Recipe by Derf
Lovely tender veal!! from Cooking Light mag.
Top Review by Michele7
I know this recipe was from Cooking Light but I used 1 tablespoon of olive oil instead of 1 teaspoon. Maybe someone else could have made it work but I was uncomfortable with so little oil vs 1 pound of veal. The flavor is very good but I will double the sauce the next time I make this. I also added garlic; can't cook without it! Everyone liked this. The meal was ready in no time at all.
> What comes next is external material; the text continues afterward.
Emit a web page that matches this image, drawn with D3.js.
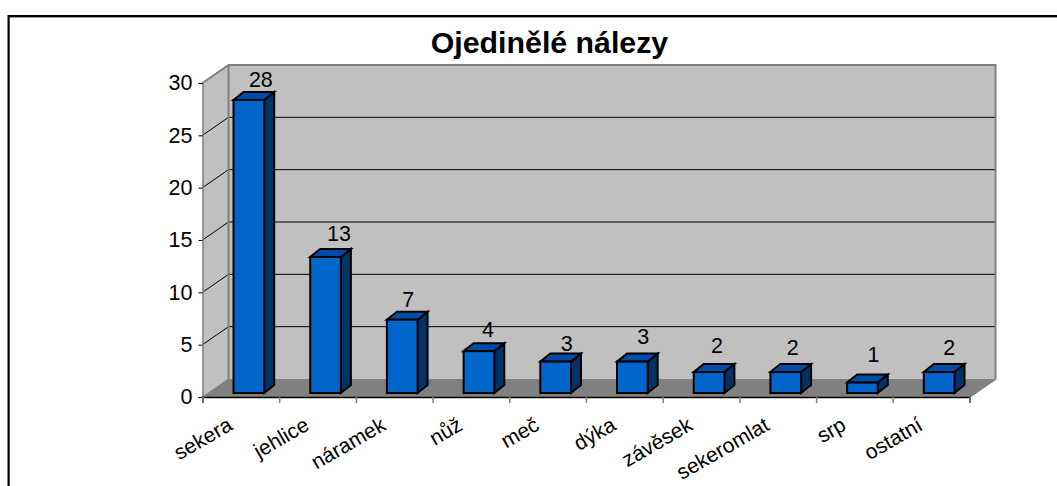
<!DOCTYPE html>
<html>
<head>
<meta charset='utf-8' />
<title>Ojedinělé nálezy</title>
<style>
  html, body { margin: 0; padding: 0; background: #fff; overflow: hidden; }
  svg { display: block; }
  text { font-family: "Liberation Sans", Arial, sans-serif; fill: #000; }
</style>
</head>
<body>
<svg id="chart" width="1057" height="486"></svg>
<script src="https://d3js.org/d3.v7.min.js"></script>
<script>
const categories = ["sekera", "jehlice", "náramek", "nůž", "meč", "dýka", "závěsek", "sekeromlat", "srp", "ostatní"];
const counts = [28, 13, 7, 4, 3, 3, 2, 2, 1, 2];
const yTicks = [0, 5, 10, 15, 20, 25, 30];
const chartTitle = "Ojedinělé nálezy";

const plotLeft = 202.5, plotRight = 969.5, plotTop = 83, plotBottom = 397;
// shift of the back wall against the front plane
const wallDx = 26, wallDy = -18;
// bar box: where it sits on the floor and how deep it is
const barDx = 8, barDy = -4, depthDx = 10, depthDy = -8;
// the value labels do not sit evenly above the bars in the original
const labelNudgeX = [0, 1.5, -6, -3, -1, -1, -4, -5, -1, -2];
const labelNudgeY = [1, -2, 1, 0, 3, -4, -5, -3, -7, -3];

const svg = d3.select("#chart");

const x = d3.scaleBand().domain(categories).range([plotLeft, plotRight]).paddingInner(0.6).paddingOuter(0.3);
const xEdge = d3.scaleLinear().domain([0, categories.length]).range([plotLeft, plotRight]);
const y = d3.scaleLinear().domain([0, 30]).range([plotBottom, plotTop]);

const poly = pts => pts.map(p => p.join(",")).join(" ");

// frame
svg.append("path").attr("d", "M9.5,486V17.5H1057").attr("fill", "none").attr("stroke", "#9a9a9a").attr("stroke-width", 1);
svg.append("path").attr("d", "M8.5,486V16H1057").attr("fill", "none").attr("stroke", "#000").attr("stroke-width", 2);

svg.append("text").attr("x", 549.5).attr("y", 53).attr("text-anchor", "middle")
  .attr("font-size", 30.3).attr("font-weight", "bold").text(chartTitle);

// side wall, back wall, floor
svg.append("polygon").attr("fill", "#c0c0c0")
  .attr("points", poly([[plotLeft, y(30)], [plotLeft + wallDx, y(30) + wallDy], [plotLeft + wallDx, y(0) + wallDy], [plotLeft, y(0)]]));
svg.append("rect").attr("x", plotLeft + wallDx).attr("y", y(30) + wallDy)
  .attr("width", plotRight - plotLeft).attr("height", y(0) - y(30))
  .attr("fill", "#c0c0c0");
svg.append("polygon").attr("fill", "#808080")
  .attr("points", poly([[plotLeft, y(0)], [plotLeft + wallDx, y(0) + wallDy], [plotRight + wallDx, y(0) + wallDy], [plotRight, y(0)]]));

// grid lines run over the side wall and the back wall
yTicks.filter(d => d > 0 && d < 30).forEach(d => {
  svg.append("polyline").attr("fill", "none").attr("stroke", "#000").attr("stroke-width", 1)
    .attr("points", poly([[plotLeft, y(d)], [plotLeft + wallDx, y(d) + wallDy], [plotRight + wallDx, y(d) + wallDy]]));
});

// wall outline
svg.append("polyline").attr("fill", "none").attr("stroke", "#808080").attr("stroke-width", 2)
  .attr("points", poly([[plotLeft, y(30)], [plotLeft + wallDx, y(30) + wallDy], [plotRight + wallDx, y(30) + wallDy], [plotRight + wallDx, y(0) + wallDy], [plotRight, y(0)]]));
svg.append("line").attr("stroke", "#808080").attr("stroke-width", 2)
  .attr("x1", plotLeft + wallDx).attr("x2", plotLeft + wallDx).attr("y1", y(30) + wallDy).attr("y2", y(0) + wallDy);
svg.append("line").attr("stroke", "#808080").attr("stroke-width", 1)
  .attr("x1", plotLeft).attr("x2", plotLeft + wallDx).attr("y1", y(0)).attr("y2", y(0) + wallDy);

// axes
const yAxis = svg.append("g").attr("transform", "translate(" + plotLeft + ",0)")
  .call(d3.axisLeft(y).tickValues(yTicks).tickSize(4).tickPadding(6));
yAxis.select(".domain").attr("stroke", "#808080").attr("stroke-width", 1.5);
yAxis.selectAll("text").attr("font-size", 21.5).attr("font-family", "Liberation Sans");

const xAxis = svg.append("g").attr("transform", "translate(0," + plotBottom + ")")
  .call(d3.axisBottom(xEdge).ticks(categories.length).tickSize(6).tickFormat(""));
xAxis.select(".domain").attr("stroke", "#000").attr("stroke-width", 1.5);
xAxis.selectAll(".tick line").attr("stroke", "#808080").attr("stroke-width", 1.5);

// category labels
svg.append("g").selectAll("text").data(categories).enter().append("text")
  .attr("text-anchor", "end")
  .attr("font-size", 21)
  .attr("transform", d => "translate(" + (x(d) + x.bandwidth() / 2 - 7) + "," + 429 + ") rotate(-30)")
  .text(d => d);

// bars
const bars = svg.append("g").selectAll("g").data(categories).enter().append("g")
  .attr("stroke", "#000").attr("stroke-width", 2).attr("stroke-linejoin", "miter");

const barLeft = d => x(d) + barDx;
const barRight = d => barLeft(d) + x.bandwidth();
const barBase = y(0) + barDy;
const barTop = (d, i) => barBase - (y(0) - y(counts[i]));

bars.append("polygon").attr("fill", "#003366")
  .attr("points", (d, i) => poly([[barRight(d), barTop(d, i)], [barRight(d) + depthDx, barTop(d, i) + depthDy], [barRight(d) + depthDx, barBase + depthDy], [barRight(d), barBase]]));
bars.append("polygon").attr("fill", "#004da8")
  .attr("points", (d, i) => poly([[barLeft(d), barTop(d, i)], [barLeft(d) + depthDx, barTop(d, i) + depthDy], [barRight(d) + depthDx, barTop(d, i) + depthDy], [barRight(d), barTop(d, i)]]));
bars.append("rect").attr("fill", "#0066cc")
  .attr("x", barLeft).attr("y", barTop)
  .attr("width", x.bandwidth()).attr("height", (d, i) => barBase - barTop(d, i));

// value labels
svg.append("g").selectAll("text").data(categories).enter().append("text")
  .attr("text-anchor", "middle").attr("font-size", 21.5)
  .attr("x", (d, i) => barLeft(d) + x.bandwidth() / 2 + 12 + labelNudgeX[i])
  .attr("y", (d, i) => barTop(d, i) + depthDy - 6 + labelNudgeY[i])
  .text((d, i) => counts[i]);
</script>
</body>
</html>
Thanks for the recipe.
- 1 lb veal cutlet (1/4 inch thick)
- 1⁄4 cup all-purpose flour
- vegetable oil cooking spray
- 1 teaspoon olive oil
- 1⁄2 cup dry sherry
- 1⁄4 cup lemon juice
- 2 tablespoons capers
- lemon slice (optional)
- chopped fresh parsley (optional)
Directions See How It's Made
- Trim fat from cutlets.
- Dredge cutlets in flour.
- Coat a large nonstick frypan with cooking spray; add oil.
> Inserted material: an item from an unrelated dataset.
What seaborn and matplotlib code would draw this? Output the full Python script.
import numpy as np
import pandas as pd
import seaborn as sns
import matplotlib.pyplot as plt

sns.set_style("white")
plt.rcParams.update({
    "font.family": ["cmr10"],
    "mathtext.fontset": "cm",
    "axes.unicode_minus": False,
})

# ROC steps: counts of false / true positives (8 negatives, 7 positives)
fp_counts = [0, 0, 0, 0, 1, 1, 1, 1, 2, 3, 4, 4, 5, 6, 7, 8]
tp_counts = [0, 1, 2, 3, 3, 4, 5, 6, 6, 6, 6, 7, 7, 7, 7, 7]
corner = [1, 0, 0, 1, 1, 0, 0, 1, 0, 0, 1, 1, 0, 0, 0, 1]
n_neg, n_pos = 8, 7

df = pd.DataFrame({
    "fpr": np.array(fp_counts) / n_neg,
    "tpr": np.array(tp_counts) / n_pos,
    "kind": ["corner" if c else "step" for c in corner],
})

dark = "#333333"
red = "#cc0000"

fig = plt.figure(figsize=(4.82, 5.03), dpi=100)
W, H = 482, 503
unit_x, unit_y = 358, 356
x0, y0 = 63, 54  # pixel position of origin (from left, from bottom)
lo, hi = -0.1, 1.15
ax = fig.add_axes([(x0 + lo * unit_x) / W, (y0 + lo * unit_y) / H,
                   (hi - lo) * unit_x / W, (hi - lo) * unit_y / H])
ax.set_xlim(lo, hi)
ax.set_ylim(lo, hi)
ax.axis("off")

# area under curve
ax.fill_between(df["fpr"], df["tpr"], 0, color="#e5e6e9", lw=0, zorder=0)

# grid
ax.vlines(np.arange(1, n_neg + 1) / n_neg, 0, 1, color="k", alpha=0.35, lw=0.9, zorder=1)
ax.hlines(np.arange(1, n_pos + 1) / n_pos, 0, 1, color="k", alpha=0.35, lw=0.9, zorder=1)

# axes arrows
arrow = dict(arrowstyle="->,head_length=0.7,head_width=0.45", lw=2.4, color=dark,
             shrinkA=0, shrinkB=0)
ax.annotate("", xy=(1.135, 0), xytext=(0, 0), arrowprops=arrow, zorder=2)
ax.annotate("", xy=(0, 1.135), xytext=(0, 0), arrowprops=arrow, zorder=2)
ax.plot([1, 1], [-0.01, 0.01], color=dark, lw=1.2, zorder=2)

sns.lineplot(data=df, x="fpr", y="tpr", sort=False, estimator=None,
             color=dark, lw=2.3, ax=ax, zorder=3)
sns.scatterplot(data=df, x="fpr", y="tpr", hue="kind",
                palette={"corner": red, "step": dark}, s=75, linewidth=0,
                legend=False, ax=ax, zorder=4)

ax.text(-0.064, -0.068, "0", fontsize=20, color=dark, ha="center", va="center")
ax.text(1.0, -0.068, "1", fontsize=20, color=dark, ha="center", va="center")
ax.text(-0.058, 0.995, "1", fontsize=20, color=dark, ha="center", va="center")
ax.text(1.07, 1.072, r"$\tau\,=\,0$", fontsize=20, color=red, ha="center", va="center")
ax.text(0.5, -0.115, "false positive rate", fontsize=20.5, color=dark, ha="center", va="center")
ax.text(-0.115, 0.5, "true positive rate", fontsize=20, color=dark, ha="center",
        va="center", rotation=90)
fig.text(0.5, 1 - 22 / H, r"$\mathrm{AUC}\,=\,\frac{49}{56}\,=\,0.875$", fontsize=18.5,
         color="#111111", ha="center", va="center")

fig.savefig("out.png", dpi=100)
- Place over medium high heat until hot.
- add veal, and cook 3 minutes on each side or until browned.
- Remove veal from frypan; drain and pat dry with paper towels.
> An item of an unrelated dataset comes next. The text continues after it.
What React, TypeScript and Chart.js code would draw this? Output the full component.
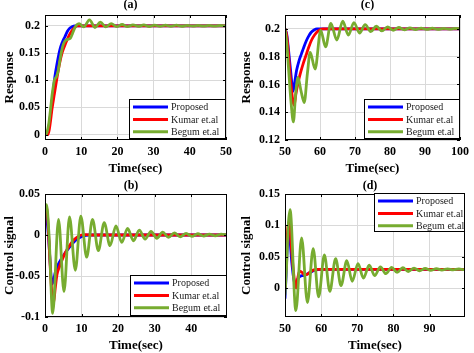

- Transfer veal to a serving platter.
- Set aside; keep warm.
- Add sherry, lemon juice, and capers to frypan; stir well, scraping bottom of pan to loosen brown bits.
- Cook over medium high heat, stirring occasionally, until mixture is reduced by half.
- Pour sauce over veal.
- If desired, garnish with lemon slices and fresh parsley.